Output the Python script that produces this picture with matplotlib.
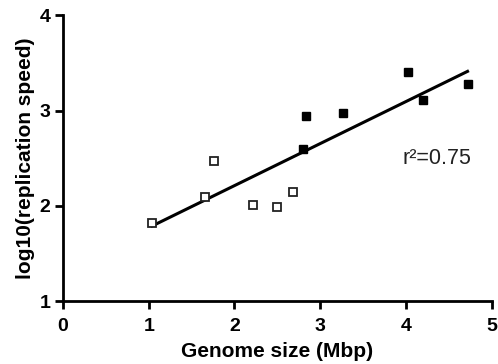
import matplotlib
matplotlib.use('Agg')
import matplotlib.pyplot as plt
import numpy as np

plt.rcParams['font.family'] = ['Liberation Sans', 'DejaVu Sans']

# open squares
open_x = [1.04, 1.66, 1.76, 2.22, 2.50, 2.68]
open_y = [1.82, 2.09, 2.47, 2.01, 1.99, 2.14]
# filled squares
filled_x = [2.80, 2.84, 3.27, 4.02, 4.20, 4.72]
filled_y = [2.60, 2.94, 2.97, 3.40, 3.11, 3.28]

x_ticks = [0, 1, 2, 3, 4, 5]
y_ticks = [1, 2, 3, 4]
r2_text = 'r\u00b2=0.75'

all_x = np.array(open_x + filled_x)
all_y = np.array(open_y + filled_y)
slope, intercept = np.polyfit(all_x, all_y, 1)
fit_x = np.array([all_x.min(), all_x.max()])

fig = plt.figure(figsize=(4.98, 3.64), dpi=100)
ax = fig.add_axes([0.1265, 0.173, 0.8605, 0.785])

ax.plot(fit_x, slope * fit_x + intercept, color='black', lw=2.2, zorder=2)
ax.plot(open_x, open_y, 's', ms=6, mfc='white', mec='#222222', mew=1.3, zorder=3)
ax.plot(filled_x, filled_y, 's', ms=6, mfc='black', mec='black', zorder=3)

ax.text(3.96, 2.50, r2_text, fontsize=15.5, va='center', ha='left', color='#222222')

ax.set_xlim(0, 5)
ax.set_ylim(1, 4)
ax.set_xticks(x_ticks)
ax.set_yticks(y_ticks)
for lab in ax.get_xticklabels() + ax.get_yticklabels():
    lab.set_fontweight('bold')
ax.tick_params(labelsize=14, width=2, length=6, direction='out', pad=3)
ax.tick_params(axis='x', pad=6)
for side in ('top', 'right'):
    ax.spines[side].set_visible(False)
for side in ('left', 'bottom'):
    ax.spines[side].set_linewidth(2)

ax.set_xlabel('Genome size (Mbp)', fontsize=15, fontweight='bold', labelpad=5)
ax.set_ylabel('log10(replication speed)', fontsize=15, fontweight='bold', labelpad=3)

fig.savefig('out.png', dpi=100)
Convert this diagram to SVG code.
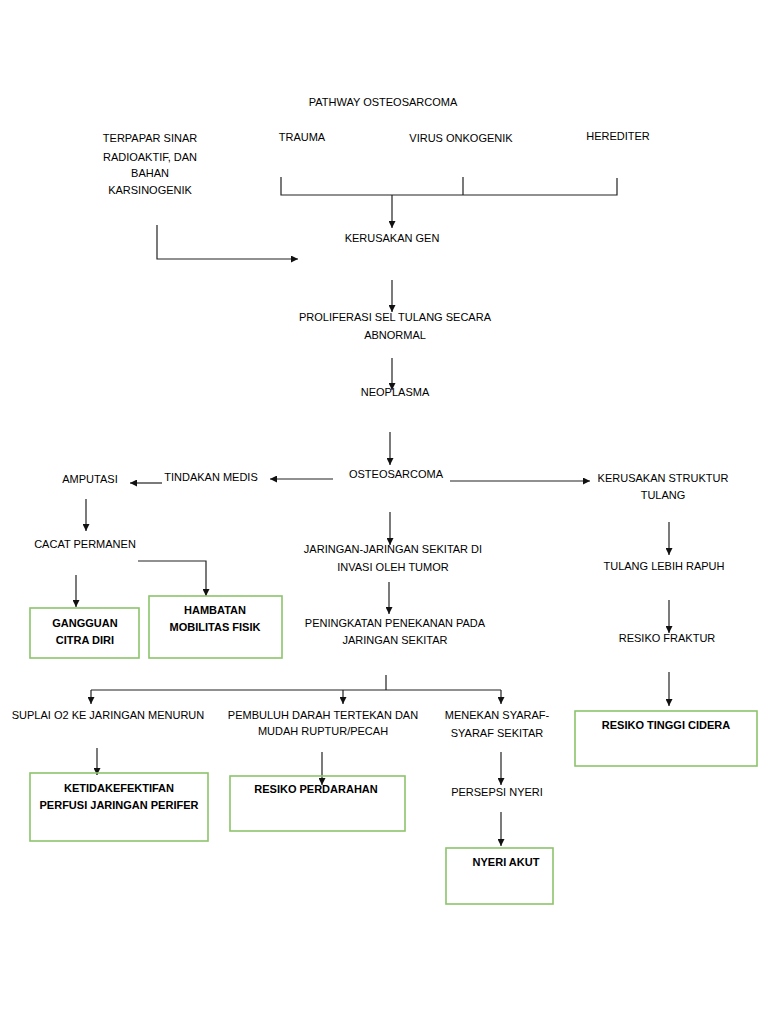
<svg xmlns="http://www.w3.org/2000/svg" width="768" height="1024" viewBox="0 0 768 1024">
<defs>
<marker id="ah" viewBox="0 0 10 10" refX="10" refY="5" markerWidth="7" markerHeight="7" markerUnits="userSpaceOnUse" orient="auto">
<path d="M0,0 L10,5 L0,10 z" fill="#111"/>
</marker>
</defs>
<style>
text{font-family:"Liberation Sans",Arial,sans-serif;font-size:11px;fill:#000;text-anchor:middle}
.b{font-weight:bold}
.ln{stroke:#222;stroke-width:1.2;fill:none}
.ar{stroke:#222;stroke-width:1.2;fill:none;marker-end:url(#ah)}
.box{fill:none;stroke:#8cc46c;stroke-width:1.6}
</style>
<rect width="768" height="1024" fill="#fff"/>

<g id="connectors">
<path class="ln" d="M281,177 V195 H617 V178 M463,177 V195"/>
<path class="ar" d="M392,195 V228"/>
<path class="ar" d="M157,225 V259 H298"/>
<path class="ar" d="M392,280 V312"/>
<path class="ar" d="M392,358 V390"/>
<path class="ar" d="M390,432 V465"/>
<path class="ar" d="M333,479 H270"/>
<path class="ar" d="M162,483 H130"/>
<path class="ar" d="M450,481 H590"/>
<path class="ar" d="M86,499 V531"/>
<path class="ar" d="M76,575 V607"/>
<path class="ar" d="M138,561 H206 V596"/>
<path class="ar" d="M390,512 V545"/>
<path class="ar" d="M389,582 V614"/>
<path class="ln" d="M386,675 V690 M91,690 H501"/>
<path class="ar" d="M91,690 V704"/>
<path class="ar" d="M343,690 V704"/>
<path class="ar" d="M501,690 V704"/>
<path class="ar" d="M97,748 V775"/>
<path class="ar" d="M322,752 V785"/>
<path class="ar" d="M501,752 V785"/>
<path class="ar" d="M501,812 V846"/>
<path class="ar" d="M669,522 V555"/>
<path class="ar" d="M669,600 V633"/>
<path class="ar" d="M669,672 V706"/>
</g>

<g id="title"><text x="383" y="106">PATHWAY OSTEOSARCOMA</text></g>
<g id="n-terpapar"><text x="150" y="142">TERPAPAR SINAR</text><text x="150" y="161">RADIOAKTIF, DAN</text><text x="150" y="177">BAHAN</text><text x="150" y="194">KARSINOGENIK</text></g>
<g id="n-trauma"><text x="302" y="141">TRAUMA</text></g>
<g id="n-virus"><text x="461" y="142">VIRUS ONKOGENIK</text></g>
<g id="n-herediter"><text x="618" y="140">HEREDITER</text></g>
<g id="n-kerusakan-gen"><text x="392" y="242">KERUSAKAN GEN</text></g>
<g id="n-proliferasi"><text x="395" y="321">PROLIFERASI SEL TULANG SECARA</text><text x="395" y="339">ABNORMAL</text></g>
<g id="n-neoplasma"><text x="395" y="396">NEOPLASMA</text></g>
<g id="n-osteosarcoma"><text x="396" y="478">OSTEOSARCOMA</text></g>
<g id="n-tindakan"><text x="211" y="481">TINDAKAN MEDIS</text></g>
<g id="n-amputasi"><text x="90" y="483">AMPUTASI</text></g>
<g id="n-cacat"><text x="85" y="548">CACAT PERMANEN</text></g>
<g id="n-gangguan"><rect class="box" x="30" y="608" width="109" height="50"/><text class="b" x="85" y="627">GANGGUAN</text><text class="b" x="85" y="644">CITRA DIRI</text></g>
<g id="n-hambatan"><rect class="box" x="149" y="596" width="133" height="62"/><text class="b" x="215" y="614">HAMBATAN</text><text class="b" x="215" y="631">MOBILITAS FISIK</text></g>
<g id="n-kerusakan-struktur"><text x="663" y="482">KERUSAKAN STRUKTUR</text><text x="663" y="499">TULANG</text></g>
<g id="n-jaringan"><text x="393" y="553">JARINGAN-JARINGAN SEKITAR DI</text><text x="393" y="571">INVASI OLEH TUMOR</text></g>
<g id="n-peningkatan"><text x="395" y="627">PENINGKATAN PENEKANAN PADA</text><text x="395" y="644">JARINGAN SEKITAR</text></g>
<g id="n-tulang-rapuh"><text x="664" y="570">TULANG LEBIH RAPUH</text></g>
<g id="n-fraktur"><text x="667" y="642">RESIKO FRAKTUR</text></g>
<g id="n-cidera"><rect class="box" x="575" y="711" width="182" height="55"/><text class="b" x="666" y="729">RESIKO TINGGI CIDERA</text></g>
<g id="n-suplai"><text x="108" y="719">SUPLAI O2 KE JARINGAN MENURUN</text></g>
<g id="n-pembuluh"><text x="323" y="719">PEMBULUH DARAH TERTEKAN DAN</text><text x="323" y="735">MUDAH RUPTUR/PECAH</text></g>
<g id="n-menekan"><text x="497" y="719">MENEKAN SYARAF-</text><text x="497" y="737">SYARAF SEKITAR</text></g>
<g id="n-perfusi"><rect class="box" x="30" y="773" width="178" height="68"/><text class="b" x="119" y="792">KETIDAKEFEKTIFAN</text><text class="b" x="119" y="809">PERFUSI JARINGAN PERIFER</text></g>
<g id="n-perdarahan"><rect class="box" x="230" y="776" width="175" height="55"/><text class="b" x="316" y="793">RESIKO PERDARAHAN</text></g>
<g id="n-persepsi"><text x="497" y="796">PERSEPSI NYERI</text></g>
<g id="n-nyeri"><rect class="box" x="446" y="848" width="107" height="56"/><text class="b" x="506" y="866">NYERI AKUT</text></g>
</svg>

→ Your instructions
Quote the listing above in full, except for the pictures.

→ Answer for this exercise
Output the Python script that produces this picture with matplotlib.
import matplotlib
matplotlib.use('Agg')
import matplotlib.pyplot as plt
import numpy as np

plt.rcParams['font.family'] = ['Liberation Sans', 'DejaVu Sans']

# open squares
open_x = [1.04, 1.66, 1.76, 2.22, 2.50, 2.68]
open_y = [1.82, 2.09, 2.47, 2.01, 1.99, 2.14]
# filled squares
filled_x = [2.80, 2.84, 3.27, 4.02, 4.20, 4.72]
filled_y = [2.60, 2.94, 2.97, 3.40, 3.11, 3.28]

x_ticks = [0, 1, 2, 3, 4, 5]
y_ticks = [1, 2, 3, 4]
r2_text = 'r\u00b2=0.75'

all_x = np.array(open_x + filled_x)
all_y = np.array(open_y + filled_y)
slope, intercept = np.polyfit(all_x, all_y, 1)
fit_x = np.array([all_x.min(), all_x.max()])

fig = plt.figure(figsize=(4.98, 3.64), dpi=100)
ax = fig.add_axes([0.1265, 0.173, 0.8605, 0.785])

ax.plot(fit_x, slope * fit_x + intercept, color='black', lw=2.2, zorder=2)
ax.plot(open_x, open_y, 's', ms=6, mfc='white', mec='#222222', mew=1.3, zorder=3)
ax.plot(filled_x, filled_y, 's', ms=6, mfc='black', mec='black', zorder=3)

ax.text(3.96, 2.50, r2_text, fontsize=15.5, va='center', ha='left', color='#222222')

ax.set_xlim(0, 5)
ax.set_ylim(1, 4)
ax.set_xticks(x_ticks)
ax.set_yticks(y_ticks)
for lab in ax.get_xticklabels() + ax.get_yticklabels():
    lab.set_fontweight('bold')
ax.tick_params(labelsize=14, width=2, length=6, direction='out', pad=3)
ax.tick_params(axis='x', pad=6)
for side in ('top', 'right'):
    ax.spines[side].set_visible(False)
for side in ('left', 'bottom'):
    ax.spines[side].set_linewidth(2)

ax.set_xlabel('Genome size (Mbp)', fontsize=15, fontweight='bold', labelpad=5)
ax.set_ylabel('log10(replication speed)', fontsize=15, fontweight='bold', labelpad=3)

fig.savefig('out.png', dpi=100)
Convert this diagram to SVG code.
<svg xmlns="http://www.w3.org/2000/svg" width="768" height="1024" viewBox="0 0 768 1024">
<defs>
<marker id="ah" viewBox="0 0 10 10" refX="10" refY="5" markerWidth="7" markerHeight="7" markerUnits="userSpaceOnUse" orient="auto">
<path d="M0,0 L10,5 L0,10 z" fill="#111"/>
</marker>
</defs>
<style>
text{font-family:"Liberation Sans",Arial,sans-serif;font-size:11px;fill:#000;text-anchor:middle}
.b{font-weight:bold}
.ln{stroke:#222;stroke-width:1.2;fill:none}
.ar{stroke:#222;stroke-width:1.2;fill:none;marker-end:url(#ah)}
.box{fill:none;stroke:#8cc46c;stroke-width:1.6}
</style>
<rect width="768" height="1024" fill="#fff"/>

<g id="connectors">
<path class="ln" d="M281,177 V195 H617 V178 M463,177 V195"/>
<path class="ar" d="M392,195 V228"/>
<path class="ar" d="M157,225 V259 H298"/>
<path class="ar" d="M392,280 V312"/>
<path class="ar" d="M392,358 V390"/>
<path class="ar" d="M390,432 V465"/>
<path class="ar" d="M333,479 H270"/>
<path class="ar" d="M162,483 H130"/>
<path class="ar" d="M450,481 H590"/>
<path class="ar" d="M86,499 V531"/>
<path class="ar" d="M76,575 V607"/>
<path class="ar" d="M138,561 H206 V596"/>
<path class="ar" d="M390,512 V545"/>
<path class="ar" d="M389,582 V614"/>
<path class="ln" d="M386,675 V690 M91,690 H501"/>
<path class="ar" d="M91,690 V704"/>
<path class="ar" d="M343,690 V704"/>
<path class="ar" d="M501,690 V704"/>
<path class="ar" d="M97,748 V775"/>
<path class="ar" d="M322,752 V785"/>
<path class="ar" d="M501,752 V785"/>
<path class="ar" d="M501,812 V846"/>
<path class="ar" d="M669,522 V555"/>
<path class="ar" d="M669,600 V633"/>
<path class="ar" d="M669,672 V706"/>
</g>

<g id="title"><text x="383" y="106">PATHWAY OSTEOSARCOMA</text></g>
<g id="n-terpapar"><text x="150" y="142">TERPAPAR SINAR</text><text x="150" y="161">RADIOAKTIF, DAN</text><text x="150" y="177">BAHAN</text><text x="150" y="194">KARSINOGENIK</text></g>
<g id="n-trauma"><text x="302" y="141">TRAUMA</text></g>
<g id="n-virus"><text x="461" y="142">VIRUS ONKOGENIK</text></g>
<g id="n-herediter"><text x="618" y="140">HEREDITER</text></g>
<g id="n-kerusakan-gen"><text x="392" y="242">KERUSAKAN GEN</text></g>
<g id="n-proliferasi"><text x="395" y="321">PROLIFERASI SEL TULANG SECARA</text><text x="395" y="339">ABNORMAL</text></g>
<g id="n-neoplasma"><text x="395" y="396">NEOPLASMA</text></g>
<g id="n-osteosarcoma"><text x="396" y="478">OSTEOSARCOMA</text></g>
<g id="n-tindakan"><text x="211" y="481">TINDAKAN MEDIS</text></g>
<g id="n-amputasi"><text x="90" y="483">AMPUTASI</text></g>
<g id="n-cacat"><text x="85" y="548">CACAT PERMANEN</text></g>
<g id="n-gangguan"><rect class="box" x="30" y="608" width="109" height="50"/><text class="b" x="85" y="627">GANGGUAN</text><text class="b" x="85" y="644">CITRA DIRI</text></g>
<g id="n-hambatan"><rect class="box" x="149" y="596" width="133" height="62"/><text class="b" x="215" y="614">HAMBATAN</text><text class="b" x="215" y="631">MOBILITAS FISIK</text></g>
<g id="n-kerusakan-struktur"><text x="663" y="482">KERUSAKAN STRUKTUR</text><text x="663" y="499">TULANG</text></g>
<g id="n-jaringan"><text x="393" y="553">JARINGAN-JARINGAN SEKITAR DI</text><text x="393" y="571">INVASI OLEH TUMOR</text></g>
<g id="n-peningkatan"><text x="395" y="627">PENINGKATAN PENEKANAN PADA</text><text x="395" y="644">JARINGAN SEKITAR</text></g>
<g id="n-tulang-rapuh"><text x="664" y="570">TULANG LEBIH RAPUH</text></g>
<g id="n-fraktur"><text x="667" y="642">RESIKO FRAKTUR</text></g>
<g id="n-cidera"><rect class="box" x="575" y="711" width="182" height="55"/><text class="b" x="666" y="729">RESIKO TINGGI CIDERA</text></g>
<g id="n-suplai"><text x="108" y="719">SUPLAI O2 KE JARINGAN MENURUN</text></g>
<g id="n-pembuluh"><text x="323" y="719">PEMBULUH DARAH TERTEKAN DAN</text><text x="323" y="735">MUDAH RUPTUR/PECAH</text></g>
<g id="n-menekan"><text x="497" y="719">MENEKAN SYARAF-</text><text x="497" y="737">SYARAF SEKITAR</text></g>
<g id="n-perfusi"><rect class="box" x="30" y="773" width="178" height="68"/><text class="b" x="119" y="792">KETIDAKEFEKTIFAN</text><text class="b" x="119" y="809">PERFUSI JARINGAN PERIFER</text></g>
<g id="n-perdarahan"><rect class="box" x="230" y="776" width="175" height="55"/><text class="b" x="316" y="793">RESIKO PERDARAHAN</text></g>
<g id="n-persepsi"><text x="497" y="796">PERSEPSI NYERI</text></g>
<g id="n-nyeri"><rect class="box" x="446" y="848" width="107" height="56"/><text class="b" x="506" y="866">NYERI AKUT</text></g>
</svg>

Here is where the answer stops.